The side effects being felt by the COVID-19 vaccine are very similar to the ones the flu vaccine can cause. However, there is some hesitation about receiving the vaccine as soon as it’s made available.
A survey conducted by the Kaiser Family Foundation found that over one-third of adults in America said that they want to “wait and see” how the COVID-19 vaccines are working for other people before they decided to receive their free doses. This group expressed high levels of concerns about the side effects of the vaccines and the potential long-term effects the vaccine could leave.
Shahady said that while she knows there is some hesitation, she fully trusts the COVID-19 vaccines, and has not faced any long-term side effects. While she was required to receive the vaccine as a healthcare worker, Shahady said she would have chosen to get vaccinated as soon as it was made available to her age group.
“I am definitely a proponent of this vaccine and the technology behind it, too,” Shahady said. “I’ve done some research on it as well and I find it to be pretty safe and effective all things considered.”
Schaff explained that the reactions people feel from the COVID-19 vaccine are actually a sign that immunity is being built. Both the Pfizer and Moderna vaccines use messenger RNA to carry harmless “spike” proteins into the body. This sparks an immune response, which leads to the creation of antibodies that know how to fight off the virus the next time it enters the bloodstream.
“Part of having any sort of infection, whether it’s bacterial or viral, you’re going to have an elevated temperature, you’re going to have aches and chills, and that’s completely normal — that’s your body trying to kill the virus,” Schaff said.
“So when you get a fever in response to vaccination, that’s just your body prepping your cells and prepping your immune response.
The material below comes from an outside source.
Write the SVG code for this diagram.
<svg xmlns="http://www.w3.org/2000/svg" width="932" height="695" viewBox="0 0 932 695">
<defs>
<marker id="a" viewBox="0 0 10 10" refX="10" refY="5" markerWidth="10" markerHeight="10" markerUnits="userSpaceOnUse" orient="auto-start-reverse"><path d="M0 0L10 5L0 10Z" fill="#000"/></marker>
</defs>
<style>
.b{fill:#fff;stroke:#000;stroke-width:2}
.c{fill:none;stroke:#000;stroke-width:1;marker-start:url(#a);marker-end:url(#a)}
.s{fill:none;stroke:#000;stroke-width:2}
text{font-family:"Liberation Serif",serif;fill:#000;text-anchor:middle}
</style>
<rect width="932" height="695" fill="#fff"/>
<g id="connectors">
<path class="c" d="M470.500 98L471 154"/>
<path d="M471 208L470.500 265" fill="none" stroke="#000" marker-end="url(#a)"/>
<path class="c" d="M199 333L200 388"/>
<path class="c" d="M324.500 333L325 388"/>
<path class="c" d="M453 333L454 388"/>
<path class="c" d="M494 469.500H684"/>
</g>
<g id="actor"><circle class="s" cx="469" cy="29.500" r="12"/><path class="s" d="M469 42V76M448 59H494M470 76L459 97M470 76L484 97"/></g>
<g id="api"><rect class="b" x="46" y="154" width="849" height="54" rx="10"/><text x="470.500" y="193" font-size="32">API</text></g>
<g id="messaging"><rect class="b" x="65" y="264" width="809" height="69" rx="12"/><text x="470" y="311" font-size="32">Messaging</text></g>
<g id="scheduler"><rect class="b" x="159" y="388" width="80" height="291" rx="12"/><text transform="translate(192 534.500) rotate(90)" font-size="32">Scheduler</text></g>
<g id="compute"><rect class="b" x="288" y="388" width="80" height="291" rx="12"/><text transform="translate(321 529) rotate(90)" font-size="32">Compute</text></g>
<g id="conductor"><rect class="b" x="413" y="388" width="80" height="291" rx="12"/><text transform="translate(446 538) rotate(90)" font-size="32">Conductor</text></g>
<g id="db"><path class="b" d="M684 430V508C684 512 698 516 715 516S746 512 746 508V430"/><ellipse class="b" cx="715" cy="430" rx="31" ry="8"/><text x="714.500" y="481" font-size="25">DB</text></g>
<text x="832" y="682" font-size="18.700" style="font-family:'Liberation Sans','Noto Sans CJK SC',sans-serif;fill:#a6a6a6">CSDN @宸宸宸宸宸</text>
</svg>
So it’s actually a good sign if you’re having any sort of reaction.”
Dr. Natalie Hudson, a political science professor at UD, has received her first dose of the Pfizer vaccine and also experienced a low-grade fever about a day after being vaccinated.
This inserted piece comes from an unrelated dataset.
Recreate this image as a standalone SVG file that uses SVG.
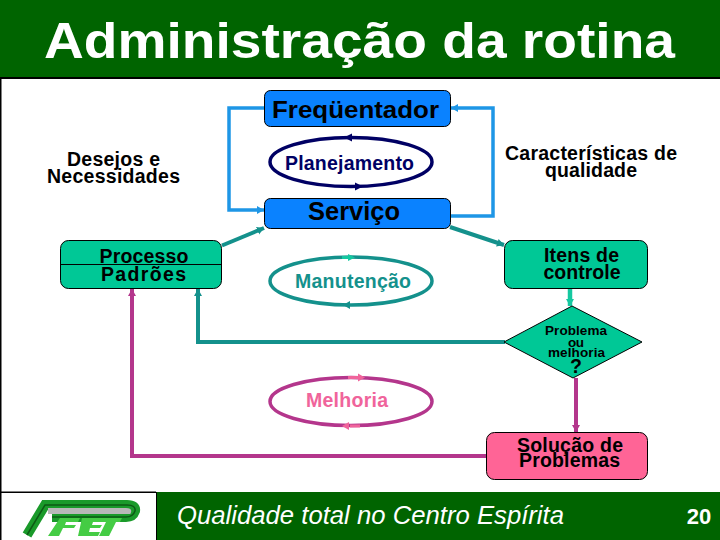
<svg xmlns="http://www.w3.org/2000/svg" width="720" height="540" viewBox="0 0 720 540">
<style>
text{font-family:"Liberation Sans",Arial,sans-serif;text-anchor:middle;font-weight:bold}
.b{fill:#000;font-size:19.5px}
.s{fill:#000;font-size:13.5px}
.lb{fill:none;stroke:#1e96e6;stroke-width:3.5}
.te{fill:none;stroke:#14918c;stroke-width:4}
.ma{fill:none;stroke:#b4368c;stroke-width:4}
.box{stroke:#000;stroke-width:1}
</style>
<defs>
<marker id="aLb" markerUnits="userSpaceOnUse" markerWidth="8" markerHeight="10" refX="7" refY="5" orient="auto"><path d="M0 1L7 5L0 9Z" fill="#1e96e6"/></marker>
<marker id="aTe" markerUnits="userSpaceOnUse" markerWidth="8" markerHeight="10" refX="7" refY="5" orient="auto"><path d="M0 1L7 5L0 9Z" fill="#14918c"/></marker>
<marker id="aMa" markerUnits="userSpaceOnUse" markerWidth="8" markerHeight="10" refX="7" refY="5" orient="auto"><path d="M0 1L7 5L0 9Z" fill="#b4368c"/></marker>
<marker id="aGr" markerUnits="userSpaceOnUse" markerWidth="8" markerHeight="10" refX="7" refY="5" orient="auto"><path d="M0 1L7 5L0 9Z" fill="#14c8a0"/></marker>
</defs>
<rect width="720" height="540" fill="#fff"/>
<rect x="0" y="78" width="1.5" height="414" fill="#000"/>
<g id="title">
<rect width="720" height="78" fill="#006400"/>
<rect y="77" width="720" height="2" fill="#000"/>
<text x="359.500" y="58" font-size="50" fill="#fff" textLength="631" lengthAdjust="spacingAndGlyphs">Administração da rotina</text>
</g>
<g id="connectors">
<path class="lb" d="M264 108H229V210H264" marker-end="url(#aLb)"/>
<path class="lb" d="M451 216H493V108H451" marker-end="url(#aLb)"/>
<path class="te" d="M222 245.500L264 228" marker-end="url(#aTe)"/>
<path class="te" d="M450 227L504 245" marker-end="url(#aTe)"/>
<path d="M570 288V306" fill="none" stroke="#14c8a0" stroke-width="4.500" marker-end="url(#aGr)"/>
<path class="te" d="M505 342H198V289" marker-end="url(#aTe)"/>
<path d="M576 378V432" fill="none" stroke="#b4368c" stroke-width="4" marker-end="url(#aMa)"/>
<path class="ma" d="M487 456H132V289" marker-end="url(#aMa)"/>
</g>
<g id="freq"><rect class="box" x="264.500" y="90.500" width="186" height="36" rx="6" fill="#0a82ff"/><text x="355.500" y="118" font-size="24" fill="#000" textLength="167" lengthAdjust="spacingAndGlyphs">Freqüentador</text></g>
<g id="desejos"><text class="b" x="113.500" y="166" textLength="93" lengthAdjust="spacing">Desejos e</text><text class="b" x="113.500" y="183" textLength="133" lengthAdjust="spacing">Necessidades</text></g>
<g id="planejamento"><ellipse cx="351" cy="162" rx="81" ry="24.500" fill="#fff" stroke="#000064" stroke-width="3.500"/><path d="M344 137.500l8-4v8zM363 186.500l-8-4v8z" fill="#000064"/><text x="349.500" y="170" font-size="19.500" fill="#000064" textLength="129" lengthAdjust="spacing">Planejamento</text></g>
<g id="caract"><text class="b" x="591" y="160" textLength="172" lengthAdjust="spacing">Características de</text><text class="b" x="591" y="177" textLength="92" lengthAdjust="spacing">qualidade</text></g>
<g id="servico"><rect class="box" x="264.500" y="198.500" width="186" height="30" rx="6" fill="#0a82ff"/><text x="354" y="220" font-size="25" fill="#000" textLength="92" lengthAdjust="spacingAndGlyphs">Serviço</text></g>
<g id="processo"><rect class="box" x="60.500" y="240.500" width="161" height="48" rx="8" fill="#00c896"/><path d="M61 264.500H221" stroke="#000" stroke-width="1"/><text class="b" x="144" y="263" textLength="89" lengthAdjust="spacing">Processo</text><text class="b" x="143.500" y="281" textLength="85" lengthAdjust="spacing">Padrões</text></g>
<g id="manutencao"><ellipse cx="351" cy="281" rx="81" ry="24" fill="#fff" stroke="#14918c" stroke-width="3.500"/><path d="M342 256h8v3h-8zM348 254l7 3.500-7 3.500z" fill="#14c8a0"/><path d="M343 305l7-4v8z" fill="#14918c"/><text x="353" y="288" font-size="19.500" fill="#14918c" textLength="116" lengthAdjust="spacing">Manutenção</text></g>
<g id="itens"><rect class="box" x="504.500" y="240.500" width="143" height="48" rx="8" fill="#00c896"/><text class="b" x="581.500" y="262" textLength="75" lengthAdjust="spacing">Itens de</text><text class="b" x="582" y="279" textLength="77" lengthAdjust="spacing">controle</text></g>
<g id="decisao"><path class="box" d="M504 342L572 306L642 342L573 378Z" fill="#00c896"/><text class="s" x="576" y="335" textLength="62" lengthAdjust="spacing">Problema</text><text class="s" x="576" y="347" textLength="16" lengthAdjust="spacing">ou</text><text class="s" x="576.500" y="357" textLength="57" lengthAdjust="spacing">melhoria</text><text class="b" x="576" y="373">?</text></g>
<g id="melhoria"><ellipse cx="351" cy="401.500" rx="81" ry="24" fill="#fff" stroke="#b4368c" stroke-width="3.500"/><path d="M348 376h10v3h-10zM358 373.500l7 4-7 4zM350 424.500h10v3h-10zM349 422l-7 4 7 4z" fill="#f0649b"/><text x="347" y="407" font-size="19.500" fill="#f0649b" textLength="82" lengthAdjust="spacing">Melhoria</text></g>
<g id="solucao"><rect class="box" x="486.500" y="432.500" width="161" height="47" rx="8" fill="#ff6496"/><text class="b" x="570" y="452" textLength="106" lengthAdjust="spacing">Solução de</text><text class="b" x="569.500" y="467" textLength="101" lengthAdjust="spacing">Problemas</text></g>
<g id="footer">
<rect y="492" width="720" height="48" fill="#006400"/>
<rect y="492" width="156" height="48" fill="#fff"/>
<rect y="491.500" width="156" height="1.500" fill="#000"/>
<rect y="492" width="1.500" height="48" fill="#000"/>
<rect x="156" y="492" width="1" height="48" fill="#000"/>
<path d="M27 535L45 505H127Q136 505 135 511Q133 517 126 517H52" fill="none" stroke="#1a9a2a" stroke-width="10"/>
<path d="M27 535L45 505H127Q136 505 135 511Q133 517 126 517H52" fill="none" stroke="#0c5a14" stroke-width="1.500"/>
<path d="M48 510H126Q130 510 129 512H48" fill="none" stroke="#b8b8b8" stroke-width="4"/>
<path d="M60 518H80L78 522H66L65 525H76L74 528H63L59 536H48ZM82 518H106L104 522H93L92 525H102L100 528H90L89 532H100L98 536H78ZM104 518H122L120 522H116L109 536H99L106 522H102Z" fill="#44cc44"/>
<text x="370.500" y="524" font-size="25.500" font-style="italic" style="font-weight:normal" fill="#fff" textLength="387" lengthAdjust="spacingAndGlyphs">Qualidade total no Centro Espírita</text>
<text x="699" y="524" font-size="22" fill="#fff">20</text>
</g>
</svg>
Despite these reactions, Hudson has no regrets about being vaccinated and feels that to do so is her personal responsibility to contribute to herd immunity.
“I definitely see public health and immunity as a public good and a responsibility of all healthy citizens,” Hudson said. “There are some people who can’t get the vaccine for preexisting conditions and other things. So that’s all the more reason for people who can to do so when it’s our turn.”
Hudson was able to receive the vaccine through a walk-in appointment at the UD Arena. A friend of hers notified that there were extra vaccines available, and Hudson happened to get an open slot, while some other friends that went that day were denied a vaccine.
“I did feel a little guilt, I’m not quite old enough and I didn’t have any preexisting conditions, but I also don’t think we should be throwing them away,” Hudson said. “That was a decision that I made that it was better for me to get one than for them to throw one away.”
Shahady said that she encourages anyone to get the vaccine when it’s made available to them, regardless of age or medical history, in order to keep pushing vaccine distribution forward.
“I know people also worry about ‘I don’t need it as much as this person and they’re not up for it yet,’” Shahady said.
“Unfortunately, we can’t determine how the states decide how to distribute the vaccines, but making sure you get it within your phase I think is important to keep it moving along, because overall I do think the vaccine will be effective in producing herd immunity.”
Shahady said she was glad to now be fully vaccinated so that she can continue her job in health care. Like Hudson and Schaff expressed as well, Shahdy does not feel any regrets about receiving the vaccine or has fear of the future.
“I did not enjoy the 24 hours I felt like I had the flu, but again, I felt like it was very mild to a moderate reaction,” Shahady said. “Working as a health care worker and feeling safe in my job when I walk into someone’s house — it’s been very nice to have a little more peace of mind in keeping myself safe.”